Sunday, April 02, 2006

Brain imaging can predict effectiveness of CBT

In the 1980's there was some attention interest in being able to figure out if a given case of depression was "psychological" or "biological" in origin.  The idea was, that if you could show that a person was depressed for psychological reasons, then you also would know that the patient should receive treatment with psychotherapy.  Likewise, a case of depression with a biological cause should be treated with medication.

Nothing ever came of that.  In fact, what happened was that practitioners came to think that there is no meaningful difference.   Even if we find some replicable way to distinguish between depression with a biological cause and depression with a psychological cause, there is no particular reason to think that  knowing the cause would enable us to predict which treatment would be more likely to be effective.

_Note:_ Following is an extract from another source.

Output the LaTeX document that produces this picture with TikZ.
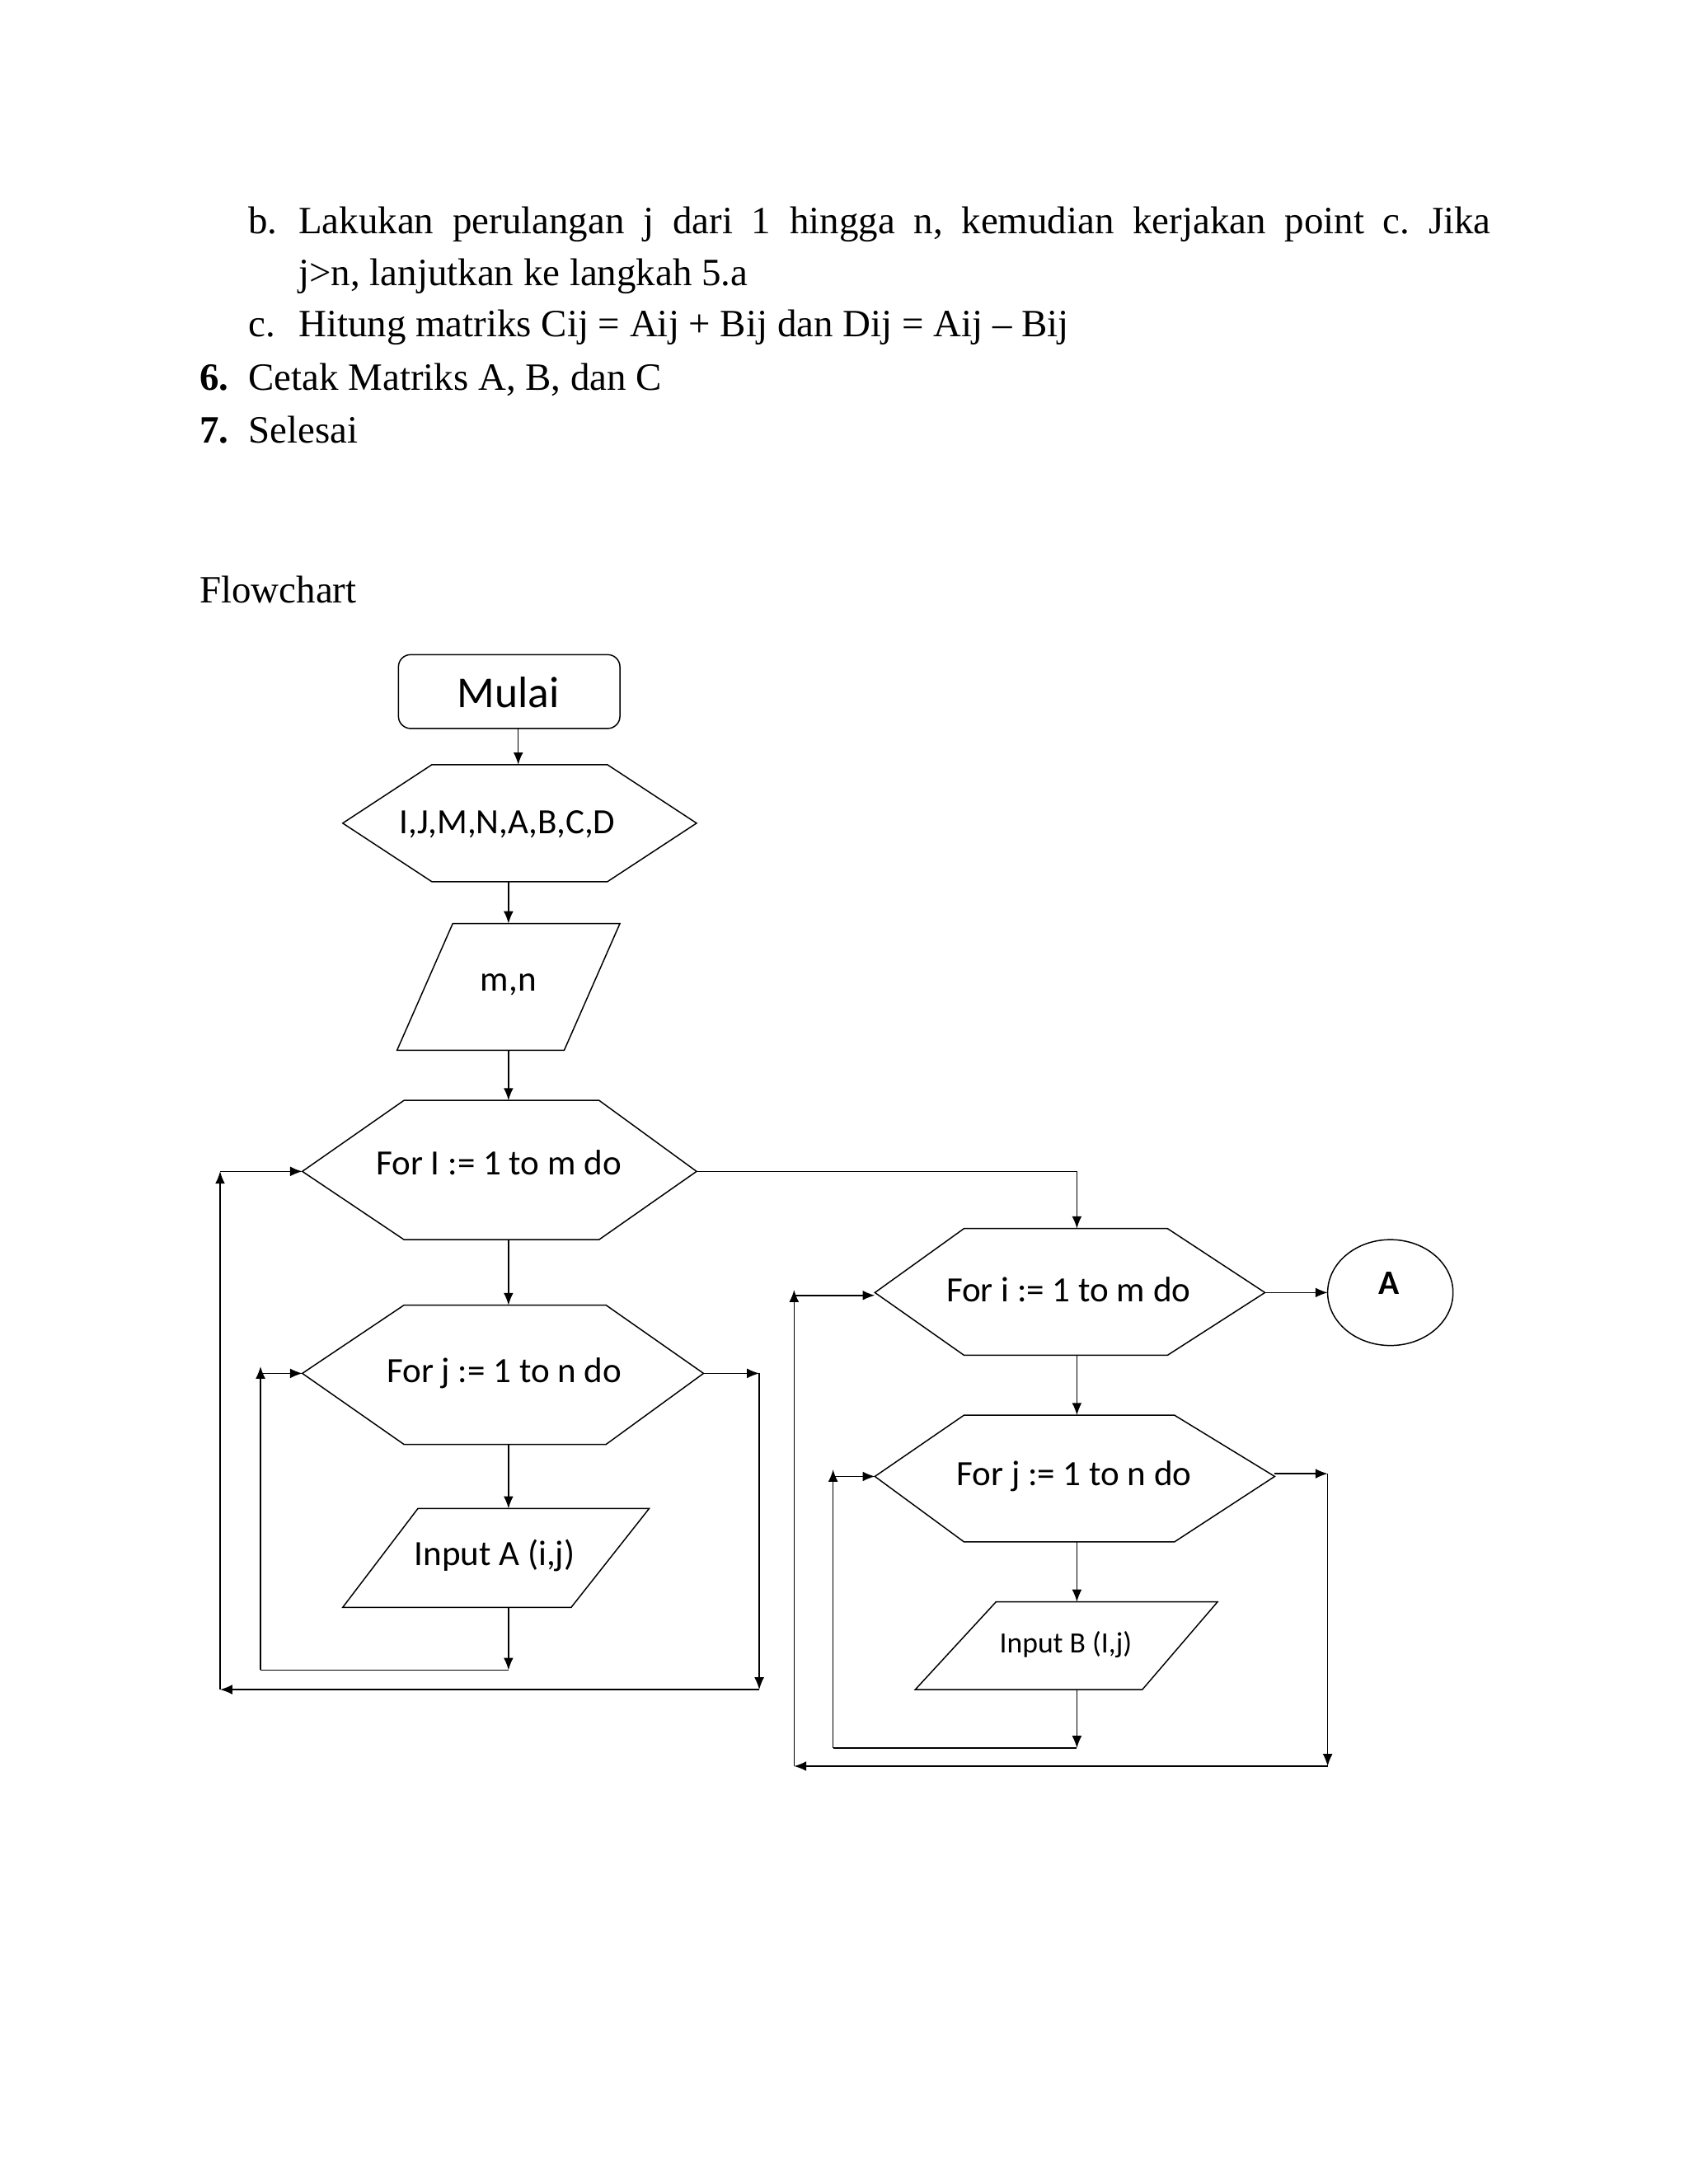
\documentclass[tikz,border=0pt]{standalone}
\usepackage{fontspec}
\setmainfont{Liberation Serif}
\newfontfamily\flow{Carlito}
\usetikzlibrary{shapes.geometric,arrows.meta}
\begin{document}
\frenchspacing
\begin{tikzpicture}[x=0.02cm,y=-0.02cm,
    body/.style={anchor=base west,inner sep=0,font=\fontsize{15.8}{18}\selectfont},
    lbl/.style={inner sep=0,font=\flow\fontsize{14.5}{16}\selectfont},
    box/.style={draw,line width=0.5pt},
    arr/.style={-{Latex[length=5pt,width=4pt]},line width=0.5pt},
    ln/.style={line width=0.5pt}]
\useasboundingbox (0,0) rectangle (1212,1568);
% text above
\node[body] (tb) at (178,168) {b.};
\node[body] (tb1) at (214,168) {\hbox to 17.12cm{Lakukan perulangan j dari 1 hingga n, kemudian kerjakan point c. Jika}};
\node[body] (tb2) at (214,205) {j>n, lanjutkan ke langkah 5.a};
\node[body] (tc) at (178,242) {c.};
\node[body] (tc1) at (214,242) {Hitung matriks Cij = Aij + Bij dan Dij = Aij – Bij};
\node[body] (t6) at (143,280) {\textbf{6.}};
\node[body] (t6a) at (178,280) {Cetak Matriks A, B, dan C};
\node[body] (t7) at (143,318) {\textbf{7.}};
\node[body] (t7a) at (178,318) {Selesai};
\node[body] (tf) at (143,433) {Flowchart};
% shapes
\draw[box,rounded corners=5pt] (286,470) rectangle (445,523);
\node[lbl,font=\flow\fontsize{18}{20}\selectfont] (mulai) at (365,497) {Mulai};
\draw[box] (246,591)--(310,549)--(436,549)--(500,591)--(436,633)--(310,633)--cycle;
\node[lbl] (var) at (364,592) {I,J,M,N,A,B,C,D};
\draw[box] (325,663)--(445,663)--(405,754)--(285,754)--cycle;
\node[lbl] (mn) at (365,707) {m,n};
\draw[box] (217,841)--(290,790)--(430,790)--(500,841)--(430,890)--(290,890)--cycle;
\node[lbl] (fi1) at (358,835) {For I := 1 to m do};
\draw[box] (217,986)--(290,937)--(435,937)--(505,986)--(435,1037)--(290,1037)--cycle;
\node[lbl] (fj1) at (362,986) {For j := 1 to n do};
\draw[box] (300,1083)--(466,1083)--(410,1154)--(246,1154)--cycle;
\node[lbl] (ina) at (355,1117) {Input A (i,j)};
\draw[box] (628,928)--(692,882)--(838,882)--(908,928)--(838,973)--(692,973)--cycle;
\node[lbl] (fi2) at (767,926) {For i := 1 to m do};
\draw[box] (998,928) ellipse [x radius=45, y radius=38];
\node[lbl,font=\flow\bfseries\fontsize{14}{15}\selectfont] (ca) at (997,921) {A};
\draw[box] (628,1060)--(692,1016)--(843,1016)--(915,1060)--(843,1107)--(692,1107)--cycle;
\node[lbl] (fj2) at (771,1060) {For j := 1 to n do};
\draw[box] (715,1150)--(874,1150)--(820,1213)--(657,1213)--cycle;
\node[lbl,font=\flow\fontsize{12}{13}\selectfont] (inb) at (765,1181) {Input B (I,j)};
% connectors
\draw[arr] (372,523)--(372,549);
\draw[arr] (365,633)--(365,663);
\draw[arr] (365,754)--(365,790);
\draw[arr] (365,890)--(365,937);
\draw[arr] (365,1037)--(365,1083);
\draw[arr] (365,1154)--(365,1199);
\draw[ln] (365,1199)--(187,1199);
\draw[arr] (187,1199)--(187,981);
\draw[arr] (187,986)--(217,986);
\draw[arr] (505,986)--(545,986);
\draw[arr] (545,986)--(545,1213);
\draw[arr] (545,1213)--(158,1213);
\draw[arr] (158,1213)--(158,841);
\draw[arr] (158,841)--(217,841);
\draw[ln] (500,841)--(773,841);
\draw[arr] (773,841)--(773,882);
\draw[arr] (908,928)--(953,928);
\draw[arr] (773,973)--(773,1016);
\draw[arr] (773,1107)--(773,1150);
\draw[arr] (773,1213)--(773,1255);
\draw[ln] (773,1255)--(598,1255);
\draw[arr] (598,1255)--(598,1055);
\draw[arr] (598,1060)--(628,1060);
\draw[arr] (915,1058)--(953,1058);
\draw[arr] (953,1058)--(953,1268);
\draw[arr] (953,1268)--(570,1268);
\draw[arr] (570,1268)--(570,926);
\draw[arr] (570,930)--(628,930);
\end{tikzpicture}
\end{document}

Still, there are some interesting ideas there to explore, even if the exploration cannot necessarily be expected to lead to improved treatment matching.  

Now we see a study that offers just such an exploration.  Some folks over at the University of Pittsburgh School of Medicine have done fMRI studies of depressed people, compared to control subjects, then looked to see if there were any findings that correlated with later response to cognitive-behavioral therapy.  They report that there were two findings that did tend to correlate with responsiveness to CBT.  The treatment responders were more likely to have decreased activity in the subgenual cingulate cortex.  They also were found to have "increased activity after reading negative words in a brain region called the amygdala."

This would be more exciting if they had a larger sample size.  There were only 14 depressed patients in the study, and 21 controls.  So at this point, it is fun to think about what the study means, but we certainly can't go around changing our clinical practice -- or our belief systems -- based upon the results.